Karena tren thrifting yang makin digandrungi termasuk oleh selebgram, harga pakaian bekas sekarang sulit ditaksir, tidak selamanya murah meriah seperti dulu. Konsumen yang bertambah banyak dan pelaku usaha thrifting yang kian menjamur membuat harga barang dengan merk tertentu menjadi lebih mahal dibandingkan dulu.
Meski harganya tidak semurah dulu, nyatanya peminat barang thrifting tetap saja banyak. Rais mengatakan Tostilas sendiri dalam sebulan bisa menjual barang mencapai 50 potong selama pandemik, karena hanya fokus jualan secara daring. Pascapandemik dan tempat berjualan di lapak sudah diizinkan, sekarang Tostilas mampu menjual 100 sampai 200 barang bekas per bulannya.

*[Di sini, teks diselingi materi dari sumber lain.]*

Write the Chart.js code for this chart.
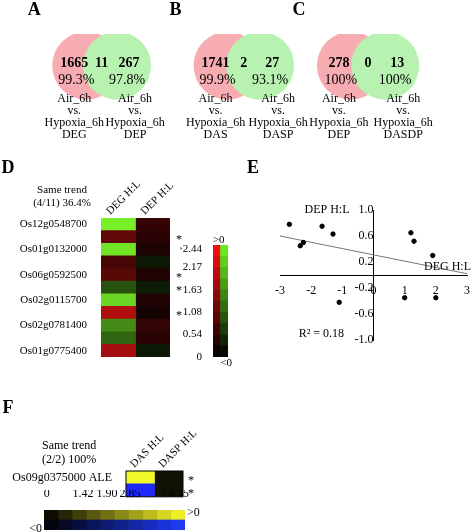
<!DOCTYPE html>
<html>
<head>
<meta charset="utf-8">
<script src="https://cdn.jsdelivr.net/npm/chart.js@4/dist/chart.umd.min.js"></script>
<style>
body { margin: 0; background: #fff; }
#wrap { position: relative; width: 474px; height: 532px; }
#wrap canvas { position: absolute; }
</style>
</head>
<body>
<div id="wrap">
  <canvas id="venn" style="left:0px;top:0px" width="474" height="160"></canvas>
  <canvas id="heatD" style="left:0px;top:160px" width="240" height="210"></canvas>
  <canvas id="barD" style="left:180px;top:235px" width="60" height="135"></canvas>
  <canvas id="scatE" style="left:240px;top:160px" width="234" height="210"></canvas>
  <canvas id="heatF" style="left:0px;top:400px" width="240" height="110"></canvas>
  <canvas id="barF" style="left:20px;top:490px" width="200" height="42"></canvas>
</div>
<script>
// venn panels
var vennCounts = [[1665, 11, 267], [1741, 2, 27], [278, 0, 13]];
var vennPcts = [['99.3%', '97.8%'], ['99.9%', '93.1%'], ['100%', '100%']];
var vennSets = [['DEG', 'DEP'], ['DAS', 'DASP'], ['DEP', 'DASDP']];

// panel D
var genesD = ['Os12g0548700', 'Os03g0607200', 'Os01g0132000', 'Os01g0905800', 'Os06g0592500',
  'Os07g0600700', 'Os02g0115700', 'Os07g0438600', 'Os02g0781400', 'Os04g0587200', 'Os01g0775400'];
var degHL = [-2.7, 1.3, -2.35, 1.0, 1.2, -1.1, -2.25, 2.0, -1.65, -1.3, 1.9];
var depHL = [0.78, 0.65, 0.45, -0.35, 0.52, -0.42, 0.5, 0.3, 0.75, 0.63, -0.35];
var starD = [0, 1, 0, 0, 1, 1, 0, 1, 0, 0, 0];
var scaleTicksD = ['0', '0.54', '1.08', '1.63', '2.17', '>2.44'];

// panel E
var scatterX = [-2.7, -2.35, -2.25, -1.65, -1.3, -1.1, 1.0, 1.2, 1.3, 1.9, 2.0];
var scatterY = [0.78, 0.45, 0.5, 0.75, 0.63, -0.42, -0.35, 0.65, 0.52, 0.3, -0.35];
var fitX = [-3, 3];
var fitY = [0.6, 0.02];
var yTicksE = [-1.0, -0.6, -0.2, 0.2, 0.6, 1.0];

// panel F
var genesF = ['Os09g0375000 ALE', 'Os10g0447100 ALE'];
var dasHL = [4.75, -4.75];
var daspHL = [0, 0];
var scaleTicksF = ['0', '1.42', '1.90', '2.85', '>4.75'];

Chart.defaults.font.family = '"Liberation Serif", "DejaVu Serif", serif';
Chart.defaults.color = '#000';
Chart.defaults.animation = false;
Chart.defaults.plugins.legend.display = false;
Chart.defaults.plugins.tooltip.enabled = false;

function shade(r, g, b, t) {
  return 'rgb(' + Math.round(r * t) + ',' + Math.round(g * t) + ',' + Math.round(b * t) + ')';
}
function colD(v) {
  var t = Math.pow(Math.min(Math.abs(v) / 2.44, 1), 1.5) * 0.95 + 0.05;
  return v >= 0 ? shade(235, 20, 20, t) : shade(120, 240, 40, t);
}
function colF(v) {
  var t = Math.min(Math.abs(v) / 4.75, 1) * 0.93 + 0.07;
  return v >= 0 ? shade(240, 250, 40, t) : shade(30, 40, 250, t);
}
function text(ctx, s, x, y, font, align) {
  ctx.font = font;
  ctx.textAlign = align || 'center';
  ctx.textBaseline = 'middle';
  ctx.fillStyle = '#000';
  ctx.fillText(s, x, y);
}
var serif = '"Liberation Serif", serif';

// ---- Venn diagrams A-C
var vennX = [[61, 97], [226, 264], [370, 410]];
var vennLetters = ['A', 'B', 'C'];
new Chart(document.getElementById('venn'), {
  type: 'bubble',
  data: {
    datasets: [{
      data: vennX.map(function (p) { return { x: p[1], y: 55, r: 34 }; }),
      backgroundColor: 'rgb(184,242,176)', borderWidth: 0
    }, {
      data: vennX.map(function (p) { return { x: p[0], y: 55, r: 34 }; }),
      backgroundColor: 'rgb(247,172,178)', borderWidth: 0
    }]
  },
  options: {
    responsive: false,
    layout: { padding: 0 },
    scales: {
      x: { display: false, min: 0, max: 474 },
      y: { display: false, min: 0, max: 160, reverse: true }
    }
  },
  plugins: [{
    beforeDatasetDraw: function (c, a) { if (a.index === 1) { c.ctx.save(); c.ctx.globalCompositeOperation = 'multiply'; } },
    afterDatasetDraw: function (c, a) { if (a.index === 1) c.ctx.restore(); },
    afterDraw: function (c) {
      var ctx = c.ctx, xs = c.scales.x, ys = c.scales.y;
      vennX.forEach(function (p, i) {
        var l = xs.getPixelForValue(p[0]), r = xs.getPixelForValue(p[1]);
        var m = (l + r) / 2, cy = ys.getPixelForValue(55);
        text(ctx, vennLetters[i], l - 52, 10, 'bold 18px ' + serif, 'center');
        text(ctx, String(vennCounts[i][0]), l - 12, cy - 2, 'bold 14px ' + serif);
        text(ctx, String(vennCounts[i][1]), m, cy - 2, 'bold 14px ' + serif);
        text(ctx, String(vennCounts[i][2]), r + 12, cy - 2, 'bold 14px ' + serif);
        text(ctx, vennPcts[i][0], l - 10, cy + 15, '14px ' + serif);
        text(ctx, vennPcts[i][1], r + 10, cy + 15, '14px ' + serif);
        [l - 12, r + 18].forEach(function (x, k) {
          text(ctx, 'Air_6h', x, 99, '12px ' + serif);
          text(ctx, 'vs.', x, 111, '12px ' + serif);
          text(ctx, 'Hypoxia_6h', x, 123, '12px ' + serif);
          text(ctx, vennSets[i][k], x, 135, '12px ' + serif);
        });
      });
    }
  }]
});

// ---- heatmap D
new Chart(document.getElementById('heatD'), {
  type: 'bar',
  data: {
    labels: genesD,
    datasets: [
      { label: 'DEG H:L', data: genesD.map(function () { return 1; }), backgroundColor: degHL.map(colD) },
      { label: 'DEP H:L', data: genesD.map(function () { return 1; }), backgroundColor: depHL.map(colD) }
    ]
  },
  options: {
    responsive: false,
    indexAxis: 'y',
    barPercentage: 1, categoryPercentage: 1,
    layout: { padding: { left: 0, top: 58, right: 70, bottom: 13 } },
    scales: {
      x: { display: false, stacked: true, min: 0, max: 2 },
      y: {
        stacked: true, grid: { display: false }, border: { display: false },
        ticks: { font: { size: 11 }, padding: 6 },
        afterFit: function (s) { s.width = 101; }
      }
    }
  },
  plugins: [{
    afterDraw: function (c) {
      var ctx = c.ctx, xs = c.scales.x, ys = c.scales.y, ca = c.chartArea;
      text(ctx, 'D', 8, 8, 'bold 18px ' + serif);
      text(ctx, 'Same trend', 62, 30, '11px ' + serif);
      text(ctx, '(4/11) 36.4%', 62, 43, '11px ' + serif);
      ['DEG H:L', 'DEP H:L'].forEach(function (s, k) {
        ctx.save();
        ctx.translate(xs.getPixelForValue(k + 0.5) - 10, ca.top - 5);
        ctx.rotate(-Math.PI / 4);
        text(ctx, s, 0, 0, '11px ' + serif, 'left');
        ctx.restore();
      });
      starD.forEach(function (s, i) {
        if (s) text(ctx, '*', ca.right + 9, ys.getPixelForValue(i) + 3, '12px ' + serif);
      });
    }
  }]
});

// ---- colour key D
var stepsD = [];
for (var i = 0; i < 10; i++) stepsD.push(i);
new Chart(document.getElementById('barD'), {
  type: 'bar',
  data: {
    labels: ['pos', 'neg'],
    datasets: stepsD.map(function (k) {
      var t = (k + 0.5) / 10;
      return { data: [1, 1], backgroundColor: [shade(255, 15, 15, t), shade(110, 245, 30, t)] };
    })
  },
  options: {
    responsive: false,
    barPercentage: 1, categoryPercentage: 1,
    layout: { padding: { left: 0, top: 10, right: 12, bottom: 13 } },
    scales: {
      x: { display: false, stacked: true },
      y: {
        stacked: true, min: 0, max: 10,
        grid: { display: false }, border: { display: false },
        afterBuildTicks: function (s) { s.ticks = [0, 2, 4, 6, 8, 9.6].map(function (v) { return { value: v }; }); },
        ticks: { font: { size: 11 }, padding: 3, callback: function (v, i) { return scaleTicksD[i]; } },
        afterFit: function (s) { s.width = 33; }
      }
    }
  },
  plugins: [{
    afterDraw: function (c) {
      var ctx = c.ctx, xs = c.scales.x, ca = c.chartArea;
      text(ctx, '>0', xs.getPixelForValue(0) + 2, ca.top - 5, '11px ' + serif);
      text(ctx, '<0', xs.getPixelForValue(1) + 2, ca.bottom + 6, '11px ' + serif);
    }
  }]
});

// ---- scatter E
new Chart(document.getElementById('scatE'), {
  type: 'scatter',
  data: {
    datasets: [{
      data: scatterX.map(function (x, i) { return { x: x, y: scatterY[i] }; }),
      backgroundColor: '#000', borderColor: '#000', pointRadius: 2.2
    }, {
      type: 'line',
      data: fitX.map(function (x, i) { return { x: x, y: fitY[i] }; }),
      borderColor: '#777', borderWidth: 1, pointRadius: 0
    }]
  },
  options: {
    responsive: false,
    layout: { padding: { left: 40, top: 50, right: 7, bottom: 30 } },
    scales: {
      x: {
        type: 'linear', min: -3, max: 3, position: { y: 0 },
        grid: { display: false, drawTicks: true }, border: { color: '#000' },
        ticks: { stepSize: 1, font: { size: 12 }, padding: 1, color: '#000' }
      },
      y: {
        min: -1, max: 1, position: { x: 0 },
        grid: { display: false }, border: { color: '#000' },
        afterBuildTicks: function (s) { s.ticks = yTicksE.map(function (v) { return { value: v }; }); },
        ticks: { font: { size: 12 }, padding: 2, callback: function (v) { return v.toFixed(1); } }
      }
    }
  },
  plugins: [{
    afterDraw: function (c) {
      var ctx = c.ctx, xs = c.scales.x, ys = c.scales.y;
      text(ctx, 'E', 13, 8, 'bold 18px ' + serif);
      text(ctx, 'DEP H:L', xs.getPixelForValue(0) - 24, ys.getPixelForValue(1), '12px ' + serif, 'right');
      text(ctx, 'DEG H:L', xs.getPixelForValue(3) + 4, ys.getPixelForValue(0.13), '12px ' + serif, 'right');
      text(ctx, 'R\u00b2 = 0.18', xs.getPixelForValue(-2.4), ys.getPixelForValue(-0.9), '12px ' + serif, 'left');
    }
  }]
});

// ---- heatmap F
new Chart(document.getElementById('heatF'), {
  type: 'bar',
  data: {
    labels: genesF,
    datasets: [
      { label: 'DAS H:L', data: [1, 1], backgroundColor: dasHL.map(colF) },
      { label: 'DASP H:L', data: [1, 1], backgroundColor: daspHL.map(colF) }
    ]
  },
  options: {
    responsive: false,
    indexAxis: 'y',
    barPercentage: 1, categoryPercentage: 1,
    layout: { padding: { left: 0, top: 71, right: 57, bottom: 13 } },
    scales: {
      x: { display: false, stacked: true, min: 0, max: 2 },
      y: {
        stacked: true, grid: { display: false }, border: { display: false },
        ticks: { font: { size: 12 }, padding: 6 },
        afterFit: function (s) { s.width = 126; }
      }
    }
  },
  plugins: [{
    afterDraw: function (c) {
      var ctx = c.ctx, xs = c.scales.x, ys = c.scales.y, ca = c.chartArea;
      text(ctx, 'F', 8, 8, 'bold 18px ' + serif);
      text(ctx, 'Same trend', 42, 46, '12px ' + serif, 'left');
      text(ctx, '(2/2) 100%', 42, 60, '12px ' + serif, 'left');
      ctx.strokeStyle = '#000';
      ctx.lineWidth = 1;
      ctx.strokeRect(ca.left, ca.top, ca.width, ca.height);
      ['DAS H:L', 'DASP H:L'].forEach(function (s, k) {
        ctx.save();
        ctx.translate(xs.getPixelForValue(k + 0.5) - 8, ca.top - 5);
        ctx.rotate(-Math.PI / 4);
        text(ctx, s, 0, 0, '11px ' + serif, 'left');
        ctx.restore();
      });
      genesF.forEach(function (g, i) {
        text(ctx, '*', ca.right + 8, ys.getPixelForValue(i) + 3, '12px ' + serif);
      });
    }
  }]
});

// ---- colour key F
new Chart(document.getElementById('barF'), {
  type: 'bar',
  data: {
    labels: ['pos', 'neg'],
    datasets: stepsD.map(function (k) {
      var t = (k + 0.5) / 10;
      return { data: [1, 1], backgroundColor: [shade(250, 250, 40, t), shade(30, 60, 255, t)] };
    })
  },
  options: {
    responsive: false,
    indexAxis: 'y',
    barPercentage: 1, categoryPercentage: 1,
    layout: { padding: { left: 24, top: 0, right: 35, bottom: 2 } },
    scales: {
      y: { display: false, stacked: true },
      x: {
        stacked: true, min: 0, max: 10, position: 'top',
        grid: { display: false }, border: { display: false },
        afterBuildTicks: function (s) { s.ticks = [0.2, 2.77, 4.47, 6.1, 9.3].map(function (v) { return { value: v }; }); },
        ticks: { font: { size: 12 }, padding: 1, maxRotation: 0, autoSkip: false, callback: function (v, i) { return scaleTicksF[i]; } }
      }
    }
  },
  plugins: [{
    afterDraw: function (c) {
      var ctx = c.ctx, ys = c.scales.y, ca = c.chartArea;
      text(ctx, '>0', ca.right + 2, ys.getPixelForValue(0) - 2, '12px ' + serif, 'left');
      text(ctx, '<0', ca.left - 2, ys.getPixelForValue(1) + 4, '12px ' + serif, 'right');
    }
  }]
});
</script>
</body>
</html>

Pembeli datang dari berbagai macam pintu, salah satunya dengan menyambangi toko di Instagram @tostilas.id.
"Memang bisnis seperti fesyen ini ada naik turunnya, semua juga merasakan. Tapi saya percaya fesyen ini tidak akan mati karena selama orang ada, pakaian tetap dibutuhkan, termasuk untuk orang yang ingin barang branded dengan harga murah," kata dia.